Voluntary Administration places an insolvent company in the hands of an independent person who can assess all the options available to generate the best return for creditors. In some cases, the owner may be able to retain control or a part share in the business, in others the business can be sold as a going concern and employees may be able to retain their jobs.

Voluntary Administration is an easy process which:

* is inexpensive to initiate;
* creates the opportunity to maintain a business;
* provides creditors with an independent review of the company and its business; and
* provides a mechanism to negotiate a compromise between a company and its creditors.

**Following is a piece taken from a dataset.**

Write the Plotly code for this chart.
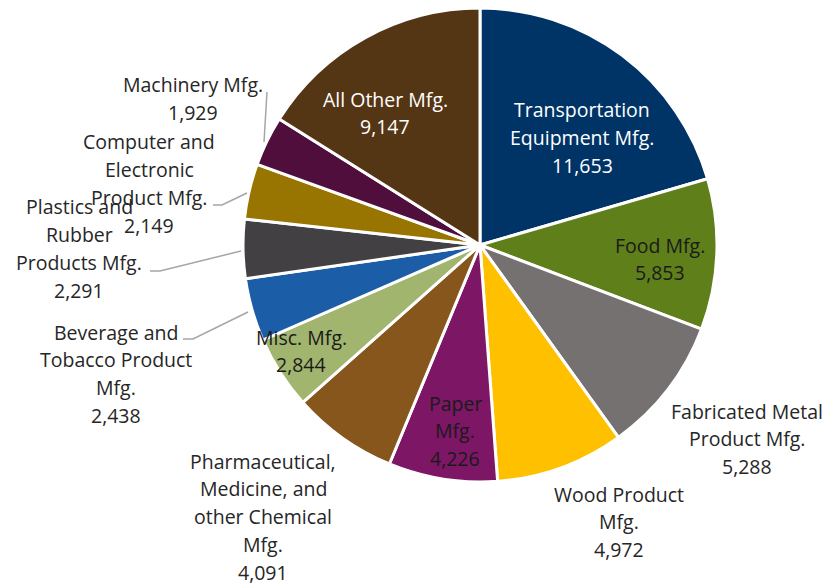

Directors have a strong incentive to address corporate insolvency. Personal liability arises from the severe insolvent trading provisions of the Corporations Act and the tough new personal liability notices issued by the Australian Taxation Office. The insolvent trading laws can make directors personally liable for debts incurred whilst a company is insolvent. The personal liability notices issued by the Australian Tax Office require a company to pay various tax liabilities within 14 days or the directors will become personally liable for the debt, unless an administrator or liquidator is appointed.

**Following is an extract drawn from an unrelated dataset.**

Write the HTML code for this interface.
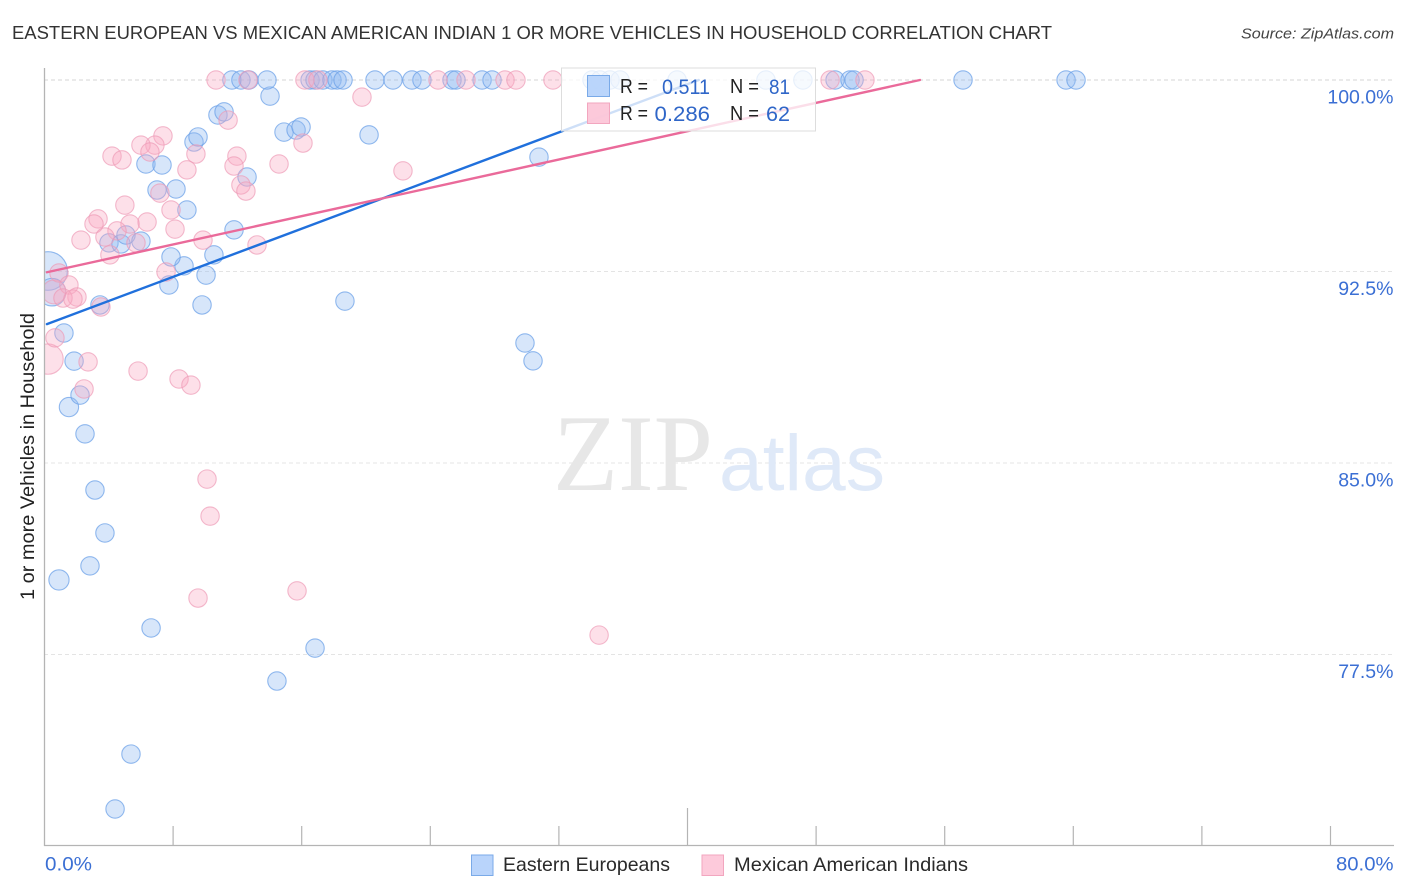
<!DOCTYPE html>
<html lang="en">
<head>
<meta charset="utf-8">
<title>Eastern European vs Mexican American Indian 1 or more Vehicles in Household Correlation Chart</title>
<style>
html,body{margin:0;padding:0;background:#fff;width:1406px;height:892px;overflow:hidden}
svg{display:block;font-family:"Liberation Sans",sans-serif}
</style>
</head>
<body>
<svg id="chart" xmlns="http://www.w3.org/2000/svg" width="1406" height="892" viewBox="0 0 1406 892">
  <defs>
    <clipPath id="plot-clip"><rect x="44" y="50" width="1350" height="796"/></clipPath>
  </defs>
  <rect x="0" y="0" width="1406" height="892" fill="#ffffff"/>
  <text x="12" y="39" font-size="18.5" fill="#333333" textLength="1040" lengthAdjust="spacingAndGlyphs">EASTERN EUROPEAN VS MEXICAN AMERICAN INDIAN 1 OR MORE VEHICLES IN HOUSEHOLD CORRELATION CHART</text>
  <text x="1241" y="38.5" font-size="15" font-style="italic" fill="#444444" textLength="153" lengthAdjust="spacingAndGlyphs">Source: ZipAtlas.com</text>

  <g id="grid"></g>

  <g>
    <text x="553" y="490" font-family="'Liberation Serif',serif" font-size="109" fill="#e7e7e7" textLength="160" lengthAdjust="spacingAndGlyphs">ZIP</text>
    <text x="719" y="490" font-size="79" fill="#dfe9f8" textLength="166" lengthAdjust="spacingAndGlyphs">atlas</text>
  </g>

  <g id="points" clip-path="url(#plot-clip)"></g>
  <g id="trends" clip-path="url(#plot-clip)"></g>

  <g id="axes">
    <line x1="44.5" y1="68" x2="44.5" y2="846" stroke="#b4b4b4" stroke-width="1.3"/>
    <line x1="44" y1="845.5" x2="1394" y2="845.5" stroke="#b4b4b4" stroke-width="1.3"/>
  </g>

  <text transform="translate(34 600) rotate(-90)" font-size="19.5" fill="#222222" textLength="287" lengthAdjust="spacingAndGlyphs">1 or more Vehicles in Household</text>

  <g>
    <rect x="561.5" y="68" width="254" height="63" fill="#ffffff" fill-opacity="0.78" stroke="#dddddd" stroke-width="1"/>
    <rect x="587.5" y="75.5" width="22" height="21" fill="#b6d3fb" fill-opacity="0.95" stroke="#7aaae8" stroke-width="1"/>
    <rect x="587.5" y="103" width="22" height="20.5" fill="#fcc6d8" fill-opacity="0.95" stroke="#f2a6bf" stroke-width="1"/>
    <text x="620" y="93" font-size="20" fill="#222222" textLength="28" lengthAdjust="spacingAndGlyphs">R =</text>
    <text x="662" y="94" font-size="21.5" fill="#2f66c8" textLength="48" lengthAdjust="spacingAndGlyphs">0.511</text>
    <text x="730" y="93" font-size="20" fill="#222222" textLength="29" lengthAdjust="spacingAndGlyphs">N =</text>
    <text x="769" y="94" font-size="21.5" fill="#2f66c8" textLength="21" lengthAdjust="spacingAndGlyphs">81</text>
    <text x="620" y="120" font-size="20" fill="#222222" textLength="28" lengthAdjust="spacingAndGlyphs">R =</text>
    <text x="654.5" y="121" font-size="21.5" fill="#2f66c8" textLength="55.5" lengthAdjust="spacingAndGlyphs">0.286</text>
    <text x="730" y="120" font-size="20" fill="#222222" textLength="29" lengthAdjust="spacingAndGlyphs">N =</text>
    <text x="766" y="121" font-size="21.5" fill="#2f66c8" textLength="24" lengthAdjust="spacingAndGlyphs">62</text>
  </g>

  <g>
    <g>
      <rect x="471.5" y="855" width="21.5" height="20.5" fill="#b9d4fb" stroke="#7aaae8" stroke-width="1"/>
      <text x="503" y="871" font-size="19.5" fill="#2a2a2a" textLength="167" lengthAdjust="spacingAndGlyphs">Eastern Europeans</text>
    </g>
    <g>
      <rect x="702" y="855" width="21.5" height="20.5" fill="#fdcadb" stroke="#f2a6bf" stroke-width="1"/>
      <text x="734" y="871" font-size="19.5" fill="#2a2a2a" textLength="234" lengthAdjust="spacingAndGlyphs">Mexican American Indians</text>
    </g>
  </g>
</svg>
<script>
var yTickValues = [100, 92.5, 85, 77.5];
var yTickLabels = ["100.0%", "92.5%", "85.0%", "77.5%"];
var xTickValues = [0, 8, 16, 24, 32, 40, 48, 56, 64, 72, 80];
var xEndValues = [0, 80];
var xEndLabels = ["0.0%", "80.0%"];

var blueX = [0.22, 0.47, 0.9, 1.52, 1.21, 1.84, 2.21, 2.52, 3.14, 3.76, 2.83, 6.63, 14.46, 16.83, 5.38, 4.39,
  3.45, 18.69, 9.8, 7.74, 8.68, 7.87, 10.05, 10.54, 11.79, 4.01, 4.76, 5.07, 6.0, 8.86, 7.0, 8.18,
  6.31, 7.31, 9.3, 9.55, 10.79, 11.17, 12.6, 14.9, 15.65, 15.96, 20.19, 14.03, 30.76, 29.89, 30.39,
  11.66, 12.22, 12.72, 13.84, 16.52, 16.83, 17.32, 17.88, 18.2, 18.57, 20.56, 21.68, 22.86, 23.48,
  25.35, 25.6, 27.22, 27.84, 34.06, 34.56, 35.18, 35.8, 39.35, 44.88, 47.18, 49.18, 50.11, 50.36,
  57.14, 63.55, 64.17];
var blueY = [92.52, 91.69, 80.42, 87.19, 90.09, 88.99, 87.66, 86.14, 83.94, 82.26, 80.97, 78.54, 76.46, 77.75, 73.6, 71.45,
  91.19, 91.34, 91.19, 91.97, 92.72, 93.07, 92.36, 93.15, 94.13, 93.62, 93.58, 93.93, 93.69, 94.91, 95.69, 95.73,
  96.71, 96.67, 97.57, 97.77, 98.63, 98.75, 96.2, 97.96, 98.04, 98.16, 97.85, 99.37, 96.98, 89.7, 89.0,
  100, 100, 100, 100, 100, 100, 100, 100, 100, 100, 100, 100, 100, 100,
  100, 100, 100, 100, 100, 100, 100, 100, 100, 100, 100, 100, 100, 100,
  100, 100, 100];
var blueSize = [2.1, 1.5, 1.1, 1.05];

var pinkX = [0.22, 0.59, 0.9, 1.52, 2.02, 1.15, 1.77, 3.51, 0.65, 2.71, 2.46, 5.82, 8.37, 9.11, 10.11, 10.3,
  9.55, 15.71, 34.5, 22.3, 19.75, 11.42, 7.37, 6.87, 6.0, 6.56, 9.42, 4.2, 4.82, 8.86, 11.97, 11.79,
  14.59, 16.08, 12.22, 12.53, 7.18, 5.0, 7.87, 3.33, 3.08, 6.38, 5.32, 8.12, 4.51, 3.76, 2.27, 9.86,
  13.22, 5.69, 4.07, 7.56,
  10.67, 12.66, 16.2, 17.01, 24.48, 26.22, 28.65, 29.33, 31.63, 48.87, 51.04];
var pinkY = [89.07, 91.7, 92.44, 91.97, 91.5, 91.46, 91.42, 91.11, 89.9, 88.96, 87.9, 88.6, 88.29, 88.05, 84.37, 82.92,
  79.71, 79.99, 78.26, 96.44, 99.33, 98.43, 97.81, 97.45, 97.45, 97.18, 97.1, 97.02, 96.87, 96.48, 97.02, 96.63,
  96.71, 97.53, 95.89, 95.65, 95.57, 95.1, 94.91, 94.56, 94.36, 94.44, 94.36, 94.16, 94.09, 93.85, 93.73, 93.73,
  93.54, 93.62, 93.15, 92.48,
  100, 100, 100, 100, 100, 100, 100, 100, 100, 100, 100];
var pinkSize = [1.65, 1.3];

var blueTrendX = [0.15, 40.7];
var blueTrendY = [90.44, 100];
var pinkTrendX = [0.15, 54.46];
var pinkTrendY = [92.47, 100];

var SVG_NS = "http://www.w3.org/2000/svg";
function xScale(v) { return 44.5 + v * 16.075; }
function yScale(v) { return 80 + (100 - v) * 25.533; }
function make(tag, attrs, parent) {
  var el = document.createElementNS(SVG_NS, tag);
  for (var k in attrs) { el.setAttribute(k, attrs[k]); }
  parent.appendChild(el);
  return el;
}

var gridLayer = document.getElementById("grid");
var axesLayer = document.getElementById("axes");
var pointLayer = document.getElementById("points");
var trendLayer = document.getElementById("trends");

yTickValues.forEach(function (v, i) {
  var line = make("line", {x1: 44, x2: 1394, y1: yScale(v), y2: yScale(v), stroke: i === 0 ? "#d4d4d4" : "#e4e4e4", "stroke-width": 1, "stroke-dasharray": "4 3"}, gridLayer);
  
  
  var label = make("text", {x: 1393.5, y: yScale(v) + 23.5, "font-size": 19.5, fill: "#3b6fd4", "text-anchor": "end"}, axesLayer);
  label.textContent = yTickLabels[i];
  
  
});

xTickValues.forEach(function (v) {
  if (v === 0) { return; }
  var tick = make("line", {x1: xScale(v), x2: xScale(v), y1: v === 40 ? 808 : 826, y2: 845.5, stroke: "#b4b4b4", "stroke-width": 1.2}, axesLayer);
  
  
});

xEndValues.forEach(function (v, i) {
  var label = make("text", {x: i === 0 ? 45 : 1336, y: 870.5, "font-size": 19.5, fill: "#3b6fd4", textLength: i === 0 ? 47 : 57.5, lengthAdjust: "spacingAndGlyphs"}, axesLayer);
  label.textContent = xEndLabels[i];
  
  
});

blueX.forEach(function (v, i) {
  var dot = make("circle", {cx: xScale(v), cy: yScale(blueY[i]), r: 9.2 * (blueSize[i] || 1), fill: "#8fb9f2", "fill-opacity": 0.36, stroke: "#6a9fe8", "stroke-opacity": 0.72, "stroke-width": 1.1}, pointLayer);
  
  
});

pinkX.forEach(function (v, i) {
  var dot = make("circle", {cx: xScale(v), cy: yScale(pinkY[i]), r: 9.2 * (pinkSize[i] || 1), fill: "#f9a9c3", "fill-opacity": 0.36, stroke: "#ee9ab5", "stroke-opacity": 0.68, "stroke-width": 1.1}, pointLayer);
  
  
});

var blueTrend = make("line", {x1: xScale(blueTrendX[0]), y1: yScale(blueTrendY[0]), x2: xScale(blueTrendX[1]), y2: yScale(blueTrendY[1]), stroke: "#2070dc", "stroke-width": 2.4, "stroke-linecap": "round"}, trendLayer);



var pinkTrend = make("line", {x1: xScale(pinkTrendX[0]), y1: yScale(pinkTrendY[0]), x2: xScale(pinkTrendX[1]), y2: yScale(pinkTrendY[1]), stroke: "#ea6a9a", "stroke-width": 2.4, "stroke-linecap": "round"}, trendLayer);


</script>
</body>
</html>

Therefore, one of the strengths of the voluntary administration process is that it limits a director’s personal liability.

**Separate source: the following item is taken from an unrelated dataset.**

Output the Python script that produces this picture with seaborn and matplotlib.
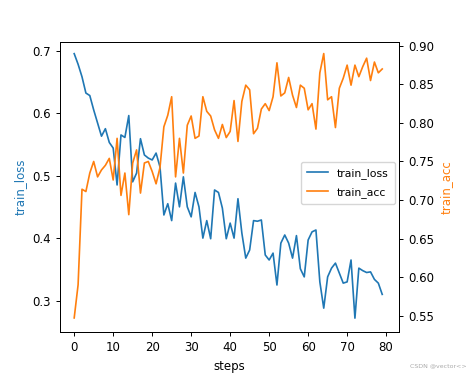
import matplotlib
matplotlib.use("Agg")
import matplotlib.pyplot as plt
import seaborn as sns
import numpy as np
import pandas as pd

steps = list(range(80))
train_loss = [0.695, 0.678, 0.658, 0.632, 0.628, 0.605, 0.584, 0.563, 0.575, 0.553,
              0.544, 0.485, 0.565, 0.561, 0.596, 0.490, 0.504, 0.559, 0.533, 0.528,
              0.525, 0.536, 0.514, 0.437, 0.455, 0.428, 0.488, 0.450, 0.498, 0.450,
              0.434, 0.473, 0.450, 0.400, 0.428, 0.399, 0.477, 0.473, 0.448, 0.399,
              0.424, 0.400, 0.463, 0.408, 0.368, 0.381, 0.428, 0.427, 0.429, 0.373,
              0.365, 0.376, 0.325, 0.392, 0.405, 0.392, 0.368, 0.404, 0.351, 0.338,
              0.397, 0.410, 0.413, 0.330, 0.288, 0.338, 0.352, 0.360, 0.344, 0.328,
              0.330, 0.365, 0.272, 0.352, 0.348, 0.345, 0.346, 0.334, 0.328, 0.310]
train_acc = [0.547, 0.590, 0.714, 0.711, 0.735, 0.750, 0.730, 0.739, 0.745, 0.754,
             0.726, 0.780, 0.706, 0.735, 0.681, 0.748, 0.765, 0.709, 0.748, 0.750,
             0.737, 0.721, 0.742, 0.795, 0.810, 0.834, 0.730, 0.780, 0.735, 0.797,
             0.809, 0.780, 0.783, 0.834, 0.815, 0.809, 0.791, 0.780, 0.798, 0.781,
             0.789, 0.829, 0.776, 0.828, 0.849, 0.843, 0.786, 0.793, 0.818, 0.825,
             0.816, 0.834, 0.878, 0.835, 0.839, 0.859, 0.836, 0.820, 0.849, 0.845,
             0.817, 0.825, 0.792, 0.865, 0.890, 0.830, 0.834, 0.794, 0.845, 0.858,
             0.875, 0.849, 0.875, 0.860, 0.873, 0.884, 0.855, 0.879, 0.865, 0.870]
x_ticks = [0, 10, 20, 30, 40, 50, 60, 70, 80]
loss_ticks = [0.3, 0.4, 0.5, 0.6, 0.7]
acc_ticks = [0.55, 0.60, 0.65, 0.70, 0.75, 0.80, 0.85, 0.90]

df = pd.DataFrame({"steps": steps, "train_loss": train_loss, "train_acc": train_acc})

plt.rcParams["font.family"] = ["DejaVu Sans"]
fs = 8.5
fig = plt.figure(figsize=(4.74, 3.73), dpi=100)
ax = fig.add_axes([0.127, 0.110, 0.715, 0.777])
ax2 = ax.twinx()

c1, c2 = "#1f77b4", "#ff7f0e"
sns.lineplot(data=df, x="steps", y="train_loss", ax=ax, color=c1, lw=1.2, label="train_loss", legend=False)
sns.lineplot(data=df, x="steps", y="train_acc", ax=ax2, color=c2, lw=1.2, label="train_acc", legend=False)

ax.set_xticks(x_ticks)
ax.set_yticks(loss_ticks)
ax2.set_yticks(acc_ticks)
ax2.set_yticklabels([f"{v:.2f}" for v in acc_ticks])
ax.set_xlim(-3.59, 83.33)
ax.set_ylim(0.2499, 0.7134)
ax2.set_ylim(0.5288, 0.9048)

for a in (ax, ax2):
    a.tick_params(labelsize=fs, width=0.7, length=3)
    for s in a.spines.values():
        s.set_linewidth(0.7)
ax.set_xlabel("steps", fontsize=fs)
ax.set_ylabel("train_loss", fontsize=fs, color=c1)
ax2.set_ylabel("train_acc", fontsize=fs, color=c2)

h1, l1 = ax.get_legend_handles_labels()
h2, l2 = ax2.get_legend_handles_labels()
ax2.legend(h1 + h2, l1 + l2, loc="center right", fontsize=7.8,
           bbox_to_anchor=(1.0, 0.514), handlelength=1.9, borderaxespad=0.4,
           labelspacing=0.75, borderpad=0.6)

fig.text(0.985, 0.012, "CSDN @vector<>", fontsize=4.5, color="#aaaaaa", ha="right", va="bottom")
fig.savefig("out.png", dpi=100)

A company can avoid liquidation if creditors believe the administrator’s proposal will provide them with the best commercial return. If not, they may return the company to its directors, or more commonly, force liquidation of the company without the need to hold further meetings or petition the Court.

Voluntary Administration triggers a moratorium on any recovery action by creditors, and at the same time the directors’ powers cease. It stops the enforcement of guarantees against directors. The only exception is that a lender with a mortgage over all of the assets of the company may enforce its security within a 10 business day decision period.

The appointment of an administrator is usually made by a company’s directors. The administrator will take control of the company and continue to maintain the business, if that is the best option.

A proposal for the way forward can be accepted by a simple majority of creditors. Once accepted, it becomes formalised as a Deed of Company Arrangement, which binds all unsecured creditors, including those who did not vote. This power to coerce an unreasonable minority of creditors is one of the procedure’s strengths.

The length of time involved in the voluntary administration process varies. A Deed of Company Arrangement can be finalised in two or three months after the appointment of the administrator. If appropriate, the terms of the deed can last for several years.

If the company does not meet its obligations under the deed, it can be terminated and the company wound up, but this is not automatic.